You’re worried about keeping your girlfriend after you get on the show? The “purpose” of the show is for “below average” men who want to make a catch that is out of their league. Your girlfriend already knows she’s a “5” whether you tell her or not. She didn’t need your words to figure that out - your actions have spoken chapters. The fact that she hasn’t dumped you already also speaks volumes about how amazingly insecure she must be with herself.
Look, I’m not trying to be mean. I realize you have a mental issue and wish you nothing but the best of luck in coping with it. But, when life hands you a shitty hand, you’ve got to learn how to bluff with the best of them. I’ve seen men lose girlfriends over something as simple as not answering quickly enough when she asks if she looks fat in a certain dress. You’ve gone as far as asking her permission to seduce women you would rate twice as physically attractive as her.
Reel in the line now and never speak of this show again to her. “Best” case scenario, you’ll get on the show, win the show, and your beauty will leave you as soon as the camera man packs his equipment. Every other scenario is a worst case scenario. Quit torturing the one girl who finally gave you a chance. If you don’t want her, leave her. If you do want her, quit acting like you deserve something better.
This, squared. (bolding mine)
I loved this show. Are they really auditioning for another season? So far, the information I’m finding says casting is on hold.
As to the question in your OP, it sounds like the girlfriend is nicer to you than you are to her. But then, you like a bit of drama…
His girlfriend obviously likes him a lot. And I would imagine that she knows that he’s not head-over-heels in love with her. Apparently that’s good enough for her. Maybe she’d rather have the OP, despite him ambivalence toward her, than to be with some even bigger loser who’s always telling her she’s the prettiest girl in the universe. Y’all are some mean, mean, cruel people to advocate that he break this girl’s heart. Is you perhaps a bit jealous?
His girlfriend deserves the chance to find someone who actually likes her who isn’t such a tool.
The bar doesn’t exactly sound that high.
Ah, the “you don’t agree, so you’re jealous!” answer. That doesn’t even make sense. What, exactly, is there to be jealous of here? And jealous of who?
I feel bad for the girl.
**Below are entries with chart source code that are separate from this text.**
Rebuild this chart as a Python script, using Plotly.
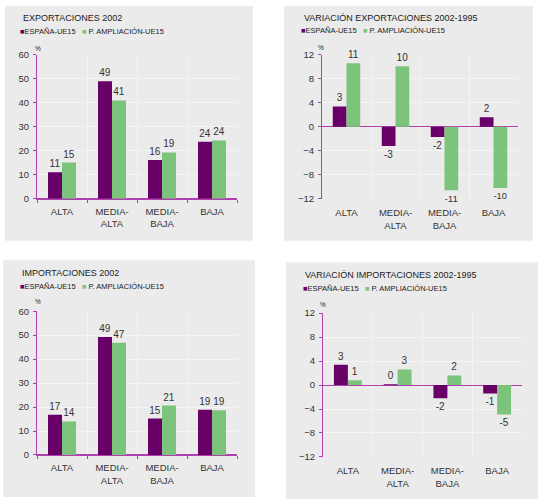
import plotly.graph_objects as go

W, H = 538, 504

categories = ["ALTA", "MEDIA-<br>ALTA", "MEDIA-<br>BAJA", "BAJA"]
series_names = ["ESPAÑA-UE15", "P. AMPLIACIÓN-UE15"]

exp2002_espana = [11.0, 49.0, 16.2, 23.8]
exp2002_ampl = [15.1, 41.0, 19.3, 24.3]

varexp_espana = [3.4, -3.2, -1.7, 1.6]
varexp_ampl = [10.6, 10.1, -10.6, -10.2]

imp2002_espana = [16.8, 49.2, 15.2, 18.9]
imp2002_ampl = [14.0, 46.8, 20.6, 18.7]

varimp_espana = [3.4, 0.1, -2.2, -1.4]
varimp_ampl = [0.8, 2.6, 1.6, -4.9]

titles = ["EXPORTACIONES 2002", "VARIACIÓN EXPORTACIONES 2002-1995",
          "IMPORTACIONES 2002", "VARIACIÓN IMPORTACIONES 2002-1995"]

PURPLE = "#680068"
GREEN = "#7cc47c"
AXIS = "#b040b0"
BG = "#ebebeb"
GRID = "#f5f5f5"
TXT = "#333333"
FONT = "Liberation Sans, Arial, sans-serif"

def px_x(x):
    return x / W

def px_y(y):
    return 1 - y / H

panels = [
    dict(data=(exp2002_espana, exp2002_ampl), rng=[0, 60], dt=10,
         px=(37, 237), py=(50, 197), bg=(5, 0, 253, 240),
         title=(21, 12), leg=(18, 26), pct=(33, 43)),
    dict(data=(varexp_espana, varexp_ampl), rng=[-12, 12], dt=4,
         px=(322, 518), py=(50, 197), bg=(284, 0, 533, 240),
         title=(302, 12), leg=(299, 25), pct=(316, 42)),
    dict(data=(imp2002_espana, imp2002_ampl), rng=[0, 60], dt=10,
         px=(37, 237), py=(312, 459), bg=(3, 260, 255, 502),
         title=(20, 273), leg=(18, 287), pct=(33, 302)),
    dict(data=(varimp_espana, varimp_ampl), rng=[-12, 12], dt=4,
         px=(323, 522), py=(314, 461), bg=(286, 262, 538, 504),
         title=(303, 275), leg=(301, 289), pct=(318, 305)),
]

fig = go.Figure()
shapes = []
annotations = []
layout = {}

for i, p in enumerate(panels):
    n = i + 1
    xa = "x" if n == 1 else f"x{n}"
    ya = "y" if n == 1 else f"y{n}"
    xkey = "xaxis" if n == 1 else f"xaxis{n}"
    ykey = "yaxis" if n == 1 else f"yaxis{n}"
    for vals, name, col in zip(p["data"], series_names, [PURPLE, GREEN]):
        fig.add_trace(go.Bar(
            x=categories, y=vals, name=name, marker_color=col,
            marker_line_width=0, xaxis=xa, yaxis=ya, showlegend=False,
            texttemplate="%{y:.0f}", textposition="outside",
            textfont=dict(size=10, color=TXT, family=FONT),
            cliponaxis=False, hoverinfo="x+y+name",
        ))
    symmetric = p["rng"][0] < 0
    layout[xkey] = dict(
        domain=[px_x(p["px"][0]), px_x(p["px"][1])], anchor=ya,
        type="category", tickson="boundaries",
        showgrid=True, gridcolor=GRID, gridwidth=1,
        showline=not symmetric, linecolor=AXIS, linewidth=1,
        ticks="" if symmetric else "outside", ticklen=3, tickcolor=AXIS,
        ticklabelstandoff=7 if symmetric else 4,
        tickfont=dict(size=9.5, color=TXT, family=FONT),
        fixedrange=True,
    )
    layout[ykey] = dict(
        domain=[px_y(p["py"][1]), px_y(p["py"][0])], anchor=xa,
        range=p["rng"], dtick=p["dt"], tick0=0,
        showgrid=True, gridcolor=GRID, gridwidth=1,
        showline=True, linecolor=AXIS, linewidth=1,
        zeroline=True, zerolinecolor=AXIS, zerolinewidth=1,
        ticks="outside", ticklen=3, tickcolor=AXIS,
        ticklabelstandoff=2,
        tickfont=dict(size=9.5, color=TXT, family=FONT),
        fixedrange=True,
    )
    if symmetric:
        okey = f"xaxis{n + 4}"
        ymid = (px_y(p["py"][1]) + px_y(p["py"][0])) / 2
        layout[okey] = dict(
            overlaying=xa, anchor="free", position=ymid,
            range=[-0.5, 3.5], tickmode="array",
            tickvals=[-0.5, 0.5, 1.5, 2.5, 3.5],
            showticklabels=False, showgrid=False, zeroline=False,
            showline=True, linecolor=AXIS, linewidth=1,
            ticks="outside", ticklen=3, tickcolor=AXIS, fixedrange=True,
        )
    bx0, by0, bx1, by1 = p["bg"]
    shapes.append(dict(type="rect", xref="paper", yref="paper",
                       x0=px_x(bx0), x1=px_x(bx1), y0=px_y(by1), y1=px_y(by0),
                       fillcolor=BG, line_width=0, layer="below"))
    annotations.append(dict(text=titles[i], xref="paper", yref="paper",
                            x=px_x(p["title"][0]), y=px_y(p["title"][1]),
                            xanchor="left", yanchor="middle", showarrow=False,
                            font=dict(size=9, color="#222", family=FONT)))
    leg_text = (f'<span style="color:{PURPLE}">■</span>{series_names[0]}'
                f'\u00a0\u00a0\u00a0<span style="color:{GREEN}">■</span>'
                f'\u00a0{series_names[1]}')
    annotations.append(dict(text=leg_text, xref="paper", yref="paper",
                            x=px_x(p["leg"][0]), y=px_y(p["leg"][1]),
                            xanchor="left", yanchor="middle", showarrow=False,
                            font=dict(size=7.5, color="#222", family=FONT)))
    annotations.append(dict(text="%", xref="paper", yref="paper",
                            x=px_x(p["pct"][0]), y=px_y(p["pct"][1]),
                            xanchor="left", yanchor="middle", showarrow=False,
                            font=dict(size=6.5, color="#222", family=FONT)))

fig.update_layout(
    width=W, height=H, margin=dict(l=0, r=0, t=0, b=0),
    paper_bgcolor="white", plot_bgcolor="rgba(0,0,0,0)",
    barmode="group", bargap=0.44, bargroupgap=0,
    shapes=shapes, annotations=annotations,
    font=dict(family=FONT, color=TXT),
    **layout,
)

fig.write_html("out.html", config={"displayModeBar": False})
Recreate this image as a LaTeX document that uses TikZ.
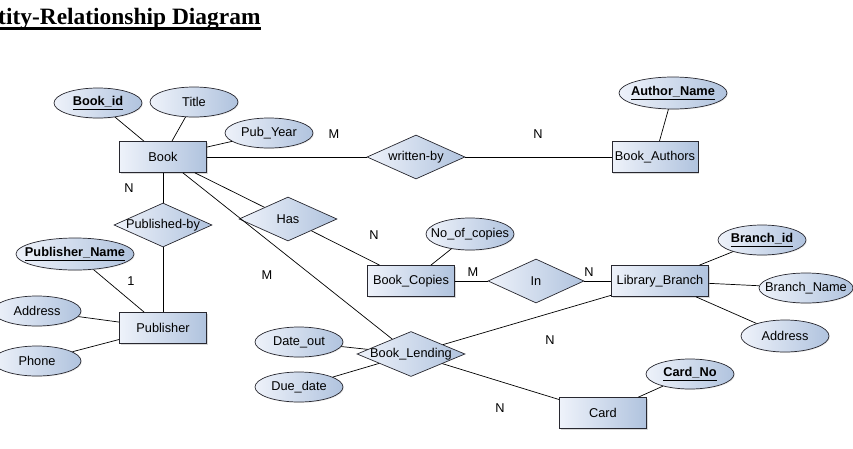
\documentclass[tikz,border=0pt]{standalone}
\usepackage{fontspec}
\setmainfont{Liberation Sans}
\newfontfamily\titlefont{Liberation Serif}
\usetikzlibrary{shapes.geometric,shadows}

\definecolor{erlight}{RGB}{238,242,250}
\definecolor{erdark}{RGB}{176,195,222}
\definecolor{erline}{RGB}{40,40,48}
% text that may stick out of its shape
\newcommand{\erbox}[1]{\makebox[0pt]{#1}}
\newcommand{\erkey}[1]{\textbf{\underline{#1}}}

\begin{document}
\begin{tikzpicture}[x=0.03cm, y=-0.03cm,
    every node/.style={font=\fontsize{10.9}{13}\selectfont},
    erfill/.style={left color=erlight, right color=erdark, draw=erline, line width=0.6pt},
    entity/.style={erfill, rectangle, minimum width=2.61cm, minimum height=0.93cm, inner sep=1pt,
        drop shadow={opacity=0.3, shadow xshift=1.2pt, shadow yshift=-1.2pt}},
    relation/.style={erfill, diamond, minimum width=2.94cm, minimum height=1.32cm, inner sep=0pt},
    attribute/.style={erfill, ellipse, minimum width=2.64cm, minimum height=0.9cm, inner sep=0pt,
        drop shadow={opacity=0.15, shadow xshift=0.8pt, shadow yshift=-0.8pt}},
    card/.style={inner sep=0pt},
    link/.style={line width=0.6pt}]
\useasboundingbox (0,0) rectangle (853,448);

    \node [anchor=base west, inner sep=0pt, font=\titlefont\bfseries\fontsize{20}{23}\selectfont] (heading) at (-2,24.5) {tity-Relationship Diagram};
\draw [line width=2.2pt] ([yshift=-3.4pt]heading.base west) -- ([yshift=-3.4pt]heading.base east);

% entities
\node [entity] (book) at (163,157) {Book};
\node [entity, minimum width=2.58cm] (authors) at (655,157) {Book\_Authors};
\node [entity] (copies) at (411,281) {Book\_Copies};
\node [entity, minimum width=2.91cm] (branch) at (660,281) {Library\_Branch};
\node [entity] (publisher) at (163,328) {Publisher};
\node [entity] (card) at (603,413) {Card};

% relationships
\node [relation] (writtenby) at (416,157) {\erbox{written-by}};
\node [relation] (publishedby) at (163,225) {\erbox{Published-by}};
\node [relation] (has) at (288,219) {\erbox{Has}};
\node [relation, minimum width=2.88cm] (inrel) at (536,281) {\erbox{In}};
\node [relation, minimum width=3.24cm, minimum height=1.35cm] (lending) at (411,354) {\erbox{Book\_Lending}};

% attributes
\node [attribute] (bookid) at (98,103) {\erbox{\erkey{Book\_id}}};
\node [attribute] (title) at (194,102) {\erbox{Title}};
\node [attribute] (pubyear) at (269,133) {\erbox{Pub\_Year}};
\node [attribute, minimum width=3.24cm, minimum height=0.96cm] (authorname) at (673,93) {\erbox{\erkey{Author\_Name}}};
\node [attribute, minimum width=3.54cm, minimum height=0.96cm] (pubname) at (75,254) {\erbox{\erkey{Publisher\_Name}}};
\node [attribute] (pubaddress) at (37,311) {\erbox{Address}};
\node [attribute] (phone) at (37,361) {\erbox{Phone}};
\node [attribute, minimum height=0.96cm] (copiesno) at (470,234) {\erbox{No\_of\_copies}};
\node [attribute] (branchid) at (762,240) {\erbox{\erkey{Branch\_id}}};
\node [attribute, minimum width=2.82cm] (branchname) at (806,288) {\erbox{Branch\_Name}};
\node [attribute, minimum height=0.96cm] (branchaddress) at (785,336) {\erbox{Address}};
\node [attribute] (cardno) at (690,374) {\erbox{\erkey{Card\_No}}};
\node [attribute] (dateout) at (299,342) {\erbox{Date\_out}};
\node [attribute] (duedate) at (299,387) {\erbox{Due\_date}};

% cardinalities
\node [card] (bookm) at (334,134) {M};
\node [card] (authorsn) at (538,134) {N};
\node [card] (bookn) at (129,188) {N};
\node [card] (publisherone) at (131,281) {1};
\node [card] (copiesn) at (374,235) {N};
\node [card] (lendingm) at (267,275) {M};
\node [card] (copiesm) at (473,272) {M};
\node [card] (branchn) at (589,272) {N};
\node [card] (lendingn) at (550,340) {N};
\node [card] (cardn) at (500,408) {N};

\draw [link] (bookid) -- (book);
\draw [link] (title) -- (book);
\draw [link] (pubyear) -- (book);
\draw [link] (book) -- (writtenby);
\draw [link] (writtenby) -- (authors);
\draw [link] (authorname) -- (authors);
\draw [link] (book) -- (publishedby);
\draw [link] (publishedby) -- (publisher);
\draw [link] (pubname) -- (publisher);
\draw [link] (pubaddress) -- (publisher);
\draw [link] (phone) -- (publisher);
\draw [link] (book) -- (has);
\draw [link] (has) -- (copies);
\draw [link] (copiesno) -- (copies);
\draw [link] (copies) -- (inrel);
\draw [link] (inrel) -- (branch);
\draw [link] (branchid) -- (branch);
\draw [link] (branchname) -- (branch);
\draw [link] (branchaddress) -- (branch);
\draw [link] (book) -- (lending);
\draw [link] (branch) -- (lending);
\draw [link] (lending) -- (card);
\draw [link] (dateout) -- (lending);
\draw [link] (duedate) -- (lending);
\draw [link] (cardno) -- (card);
\end{tikzpicture}
\end{document}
Yeah, she probably knows he’s not head over heels for her - but she probably thinks she can change that, and she can’t. Which is only going to lead to a much bigger heartbreak for her later if he keeps stringing her along.
Also, either she’s ok with his ambivalence OR it would break his heart for him to dump her–no one is at the “heartbroken” level of emotional commitment and also ok with apathy.
To expand on what I posted:
Saying that we are “mean” or “cruel” for advising the OP to do the right thing and break up with a woman he appears to not care for sounds a bit naive and socially clueless. Sometimes in life you have to make difficult decisions that may upset some people in the short term, but in the long run are much better off for everyone.
There are few people more cowardly or contemptable than a person who is so worried about pleasing people and avoiding conflict that it prevents them from doing what is right.
Now I don’t know if the OP is full of shit or not. But between never having been on a date until he was almost 30 and the mention of mental illness, it seems entirely possible that he could actually be that socially clueless.
So here are some clues:
- No one really rates a “5”. The ratings are something like:
10 - Meghan Fox
9 - The hottest girl you actually know from school or wherever
8 - Most above average attractive girls
7 - Anyone you or your friends would have sex with
Ugly
2) You don’t rate your girlfriend. Chances are you aren’t dating Meghan Fox so she probably is at best an 8 and she (and we) don’t need to know that.
- You don’t audition for a reality show if you have a girlfriend. If nothing else, the other contestents will use it against you. Daisy of Love taught me that.
More later
Yeah, maybe you are. I wouldn’t care if the spouse thought I was completely average looking. For some people, looks aren’t important, or at least not nearly as important as other factors. It may not be “settling” because the person happens to be less than a 9.5 physically.
But hell, maybe I’m just talking out of my ass since I can’t relate. I’ve never been with anyone who hasn’t found me more attractive than most girls. Maybe if my husband got hit by a bus, and the next guy I went out with didn’t find me particularly pretty, it would bother me… but I don’t think so.
I’d want my husband to think of me as a 10 in total attractiveness. In physical beauty it would be okay with me if he thought I was average… well… now that I type that, what I really want to say is, it would be okay with me if he thought I was about as physically beautiful as he thought he was… but I’d rather not know, thanks. Fortunately Mr. Hunter, even if I asked such a dumb question, is smart enough not to answer
JohnClay, I’m curious: how would you rate yourself on physical attractiveness, on a scale from 1 to 10?